start GIVEN DATA

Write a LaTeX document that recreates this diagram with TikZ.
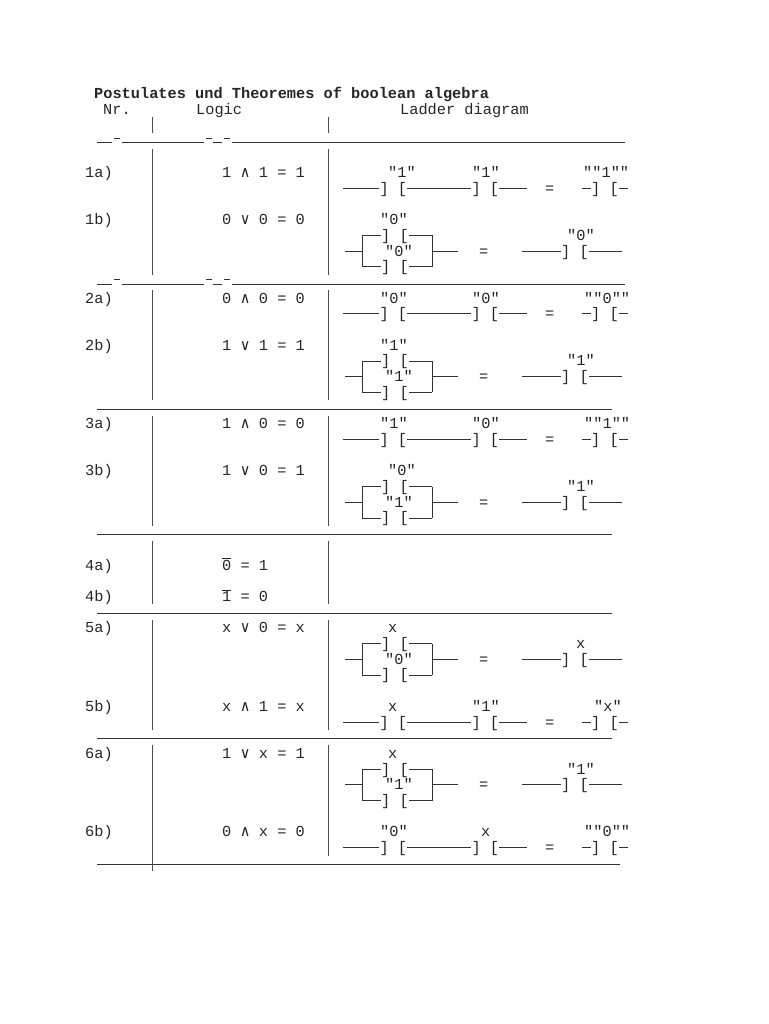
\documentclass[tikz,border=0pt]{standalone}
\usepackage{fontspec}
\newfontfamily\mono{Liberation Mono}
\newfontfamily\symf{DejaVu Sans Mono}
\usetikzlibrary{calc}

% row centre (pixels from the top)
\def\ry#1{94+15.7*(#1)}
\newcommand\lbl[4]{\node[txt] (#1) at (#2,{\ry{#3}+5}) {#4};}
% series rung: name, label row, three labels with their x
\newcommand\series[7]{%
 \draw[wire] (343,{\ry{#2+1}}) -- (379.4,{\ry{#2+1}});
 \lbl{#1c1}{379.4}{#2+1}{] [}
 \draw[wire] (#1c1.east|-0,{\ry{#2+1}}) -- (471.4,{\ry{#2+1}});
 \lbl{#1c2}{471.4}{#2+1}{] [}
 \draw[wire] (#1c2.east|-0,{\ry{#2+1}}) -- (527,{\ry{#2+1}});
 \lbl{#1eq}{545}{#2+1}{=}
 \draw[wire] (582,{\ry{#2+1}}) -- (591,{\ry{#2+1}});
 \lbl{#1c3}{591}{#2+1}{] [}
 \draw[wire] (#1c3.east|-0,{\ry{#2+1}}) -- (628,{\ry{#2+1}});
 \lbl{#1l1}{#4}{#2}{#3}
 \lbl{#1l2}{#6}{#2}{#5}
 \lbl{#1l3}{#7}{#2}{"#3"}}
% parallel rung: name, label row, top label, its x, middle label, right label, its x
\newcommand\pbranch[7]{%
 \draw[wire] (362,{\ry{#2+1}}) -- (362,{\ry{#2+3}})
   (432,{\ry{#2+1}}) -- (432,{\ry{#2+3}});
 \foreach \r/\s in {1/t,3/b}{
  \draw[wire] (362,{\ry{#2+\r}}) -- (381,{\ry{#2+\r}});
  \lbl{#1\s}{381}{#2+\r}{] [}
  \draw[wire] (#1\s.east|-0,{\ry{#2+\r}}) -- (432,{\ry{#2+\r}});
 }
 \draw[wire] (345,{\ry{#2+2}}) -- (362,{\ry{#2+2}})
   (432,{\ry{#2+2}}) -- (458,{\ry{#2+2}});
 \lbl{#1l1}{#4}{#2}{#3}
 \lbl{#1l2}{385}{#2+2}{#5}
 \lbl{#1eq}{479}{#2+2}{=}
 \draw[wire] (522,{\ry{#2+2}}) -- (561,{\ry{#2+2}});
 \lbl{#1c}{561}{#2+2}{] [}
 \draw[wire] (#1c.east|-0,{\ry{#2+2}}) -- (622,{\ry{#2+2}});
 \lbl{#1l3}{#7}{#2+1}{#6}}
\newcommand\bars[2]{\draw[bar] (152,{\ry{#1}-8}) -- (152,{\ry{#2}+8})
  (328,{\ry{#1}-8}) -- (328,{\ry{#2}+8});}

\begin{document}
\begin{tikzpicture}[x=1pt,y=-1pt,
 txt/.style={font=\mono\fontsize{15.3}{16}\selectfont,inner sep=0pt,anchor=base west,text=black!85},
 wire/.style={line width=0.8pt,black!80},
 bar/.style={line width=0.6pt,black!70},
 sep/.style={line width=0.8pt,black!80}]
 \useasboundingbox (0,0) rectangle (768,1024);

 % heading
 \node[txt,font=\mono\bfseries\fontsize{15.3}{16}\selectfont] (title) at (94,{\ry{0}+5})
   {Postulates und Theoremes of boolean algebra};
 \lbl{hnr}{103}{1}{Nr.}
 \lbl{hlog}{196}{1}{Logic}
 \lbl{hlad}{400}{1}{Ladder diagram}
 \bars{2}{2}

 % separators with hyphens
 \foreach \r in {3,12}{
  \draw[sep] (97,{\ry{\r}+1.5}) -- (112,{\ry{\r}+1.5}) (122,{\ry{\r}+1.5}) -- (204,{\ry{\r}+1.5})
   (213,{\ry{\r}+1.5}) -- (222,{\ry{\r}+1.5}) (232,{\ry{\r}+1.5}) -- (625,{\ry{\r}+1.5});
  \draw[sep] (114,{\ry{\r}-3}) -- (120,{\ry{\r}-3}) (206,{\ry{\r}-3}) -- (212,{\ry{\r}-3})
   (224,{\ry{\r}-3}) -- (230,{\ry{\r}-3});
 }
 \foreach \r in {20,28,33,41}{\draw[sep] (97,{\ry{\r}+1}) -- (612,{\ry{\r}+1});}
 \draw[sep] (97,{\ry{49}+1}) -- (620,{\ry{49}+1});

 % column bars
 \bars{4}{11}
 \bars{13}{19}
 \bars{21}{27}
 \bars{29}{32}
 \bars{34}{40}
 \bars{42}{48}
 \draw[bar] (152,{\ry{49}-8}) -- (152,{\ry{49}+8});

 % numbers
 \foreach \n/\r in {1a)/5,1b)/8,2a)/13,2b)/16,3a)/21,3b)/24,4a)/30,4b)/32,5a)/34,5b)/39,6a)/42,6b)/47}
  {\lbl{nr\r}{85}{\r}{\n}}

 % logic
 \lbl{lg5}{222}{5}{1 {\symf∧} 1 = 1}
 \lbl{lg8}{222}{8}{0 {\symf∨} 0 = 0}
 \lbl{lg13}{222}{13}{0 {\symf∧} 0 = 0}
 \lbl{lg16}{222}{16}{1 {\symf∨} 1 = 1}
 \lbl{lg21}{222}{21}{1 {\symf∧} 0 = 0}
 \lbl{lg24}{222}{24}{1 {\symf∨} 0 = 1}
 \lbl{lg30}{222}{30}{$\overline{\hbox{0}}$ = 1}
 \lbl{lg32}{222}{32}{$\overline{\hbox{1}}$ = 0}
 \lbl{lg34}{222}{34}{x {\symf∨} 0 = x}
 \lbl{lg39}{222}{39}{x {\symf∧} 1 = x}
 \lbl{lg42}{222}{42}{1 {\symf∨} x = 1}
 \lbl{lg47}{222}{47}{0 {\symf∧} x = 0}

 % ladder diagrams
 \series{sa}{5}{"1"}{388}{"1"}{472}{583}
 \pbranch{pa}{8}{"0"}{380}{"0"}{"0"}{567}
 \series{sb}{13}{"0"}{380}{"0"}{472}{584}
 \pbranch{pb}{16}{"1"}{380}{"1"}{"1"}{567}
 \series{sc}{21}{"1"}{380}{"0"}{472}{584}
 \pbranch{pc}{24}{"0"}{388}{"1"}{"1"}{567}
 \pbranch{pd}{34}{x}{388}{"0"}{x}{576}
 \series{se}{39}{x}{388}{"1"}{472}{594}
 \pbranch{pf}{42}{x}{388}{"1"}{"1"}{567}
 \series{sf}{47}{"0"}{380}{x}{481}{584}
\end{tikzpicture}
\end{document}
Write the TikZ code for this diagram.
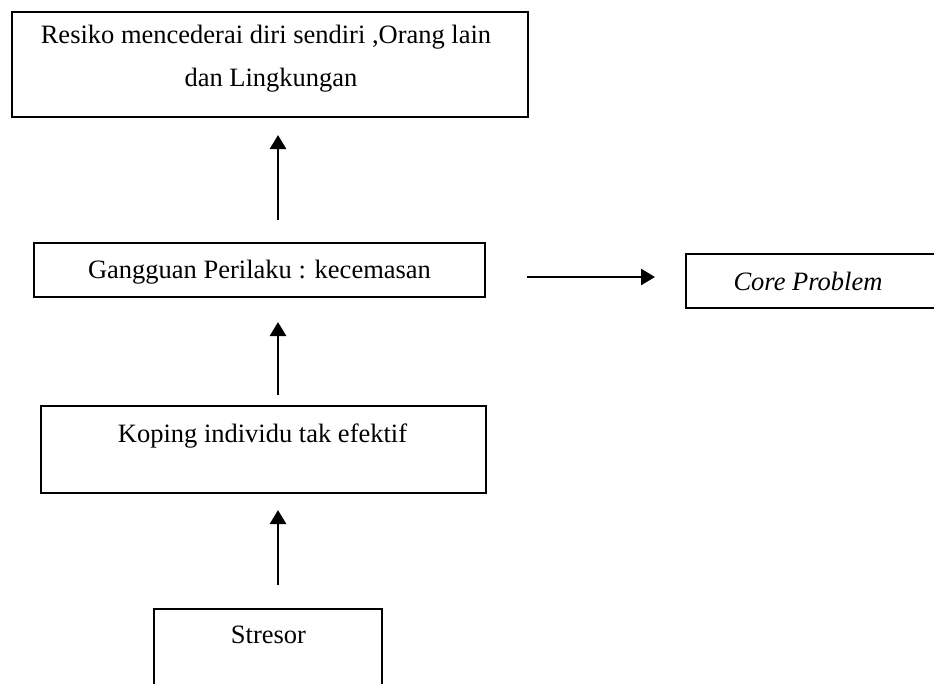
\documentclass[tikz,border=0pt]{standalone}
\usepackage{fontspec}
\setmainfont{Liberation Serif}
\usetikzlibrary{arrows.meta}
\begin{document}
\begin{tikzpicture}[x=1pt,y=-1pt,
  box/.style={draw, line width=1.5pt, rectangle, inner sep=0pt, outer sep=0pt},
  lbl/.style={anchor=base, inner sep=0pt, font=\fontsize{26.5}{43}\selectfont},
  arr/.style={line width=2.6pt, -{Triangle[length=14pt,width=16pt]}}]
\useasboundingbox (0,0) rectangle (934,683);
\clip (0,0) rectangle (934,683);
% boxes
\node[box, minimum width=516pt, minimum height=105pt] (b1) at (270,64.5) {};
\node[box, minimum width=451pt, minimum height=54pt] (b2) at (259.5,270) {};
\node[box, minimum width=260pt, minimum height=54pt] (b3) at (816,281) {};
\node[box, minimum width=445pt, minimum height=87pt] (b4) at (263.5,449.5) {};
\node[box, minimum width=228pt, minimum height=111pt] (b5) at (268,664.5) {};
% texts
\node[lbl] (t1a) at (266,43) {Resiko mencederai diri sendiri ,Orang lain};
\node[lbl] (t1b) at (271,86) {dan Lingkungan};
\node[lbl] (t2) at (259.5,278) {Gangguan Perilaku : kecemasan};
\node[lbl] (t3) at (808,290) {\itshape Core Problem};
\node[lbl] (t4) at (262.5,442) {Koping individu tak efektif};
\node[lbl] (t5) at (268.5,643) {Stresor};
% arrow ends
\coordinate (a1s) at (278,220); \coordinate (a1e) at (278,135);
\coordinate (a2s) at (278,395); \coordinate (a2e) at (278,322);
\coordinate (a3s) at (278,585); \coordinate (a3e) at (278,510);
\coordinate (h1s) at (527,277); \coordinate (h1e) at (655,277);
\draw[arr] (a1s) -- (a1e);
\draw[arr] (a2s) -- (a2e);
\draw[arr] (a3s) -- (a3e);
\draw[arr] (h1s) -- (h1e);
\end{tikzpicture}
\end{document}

end GIVEN DATA

WORK REQUIRED:
Extract only the lines from the one that contains "Write the TikZ code for this diagram." through the end of the records, inclusive, and omit every picture.

FULL SOLUTION:
Write the TikZ code for this diagram.
\documentclass[tikz,border=0pt]{standalone}
\usepackage{fontspec}
\setmainfont{Liberation Serif}
\usetikzlibrary{arrows.meta}
\begin{document}
\begin{tikzpicture}[x=1pt,y=-1pt,
  box/.style={draw, line width=1.5pt, rectangle, inner sep=0pt, outer sep=0pt},
  lbl/.style={anchor=base, inner sep=0pt, font=\fontsize{26.5}{43}\selectfont},
  arr/.style={line width=2.6pt, -{Triangle[length=14pt,width=16pt]}}]
\useasboundingbox (0,0) rectangle (934,683);
\clip (0,0) rectangle (934,683);
% boxes
\node[box, minimum width=516pt, minimum height=105pt] (b1) at (270,64.5) {};
\node[box, minimum width=451pt, minimum height=54pt] (b2) at (259.5,270) {};
\node[box, minimum width=260pt, minimum height=54pt] (b3) at (816,281) {};
\node[box, minimum width=445pt, minimum height=87pt] (b4) at (263.5,449.5) {};
\node[box, minimum width=228pt, minimum height=111pt] (b5) at (268,664.5) {};
% texts
\node[lbl] (t1a) at (266,43) {Resiko mencederai diri sendiri ,Orang lain};
\node[lbl] (t1b) at (271,86) {dan Lingkungan};
\node[lbl] (t2) at (259.5,278) {Gangguan Perilaku : kecemasan};
\node[lbl] (t3) at (808,290) {\itshape Core Problem};
\node[lbl] (t4) at (262.5,442) {Koping individu tak efektif};
\node[lbl] (t5) at (268.5,643) {Stresor};
% arrow ends
\coordinate (a1s) at (278,220); \coordinate (a1e) at (278,135);
\coordinate (a2s) at (278,395); \coordinate (a2e) at (278,322);
\coordinate (a3s) at (278,585); \coordinate (a3e) at (278,510);
\coordinate (h1s) at (527,277); \coordinate (h1e) at (655,277);
\draw[arr] (a1s) -- (a1e);
\draw[arr] (a2s) -- (a2e);
\draw[arr] (a3s) -- (a3e);
\draw[arr] (h1s) -- (h1e);
\end{tikzpicture}
\end{document}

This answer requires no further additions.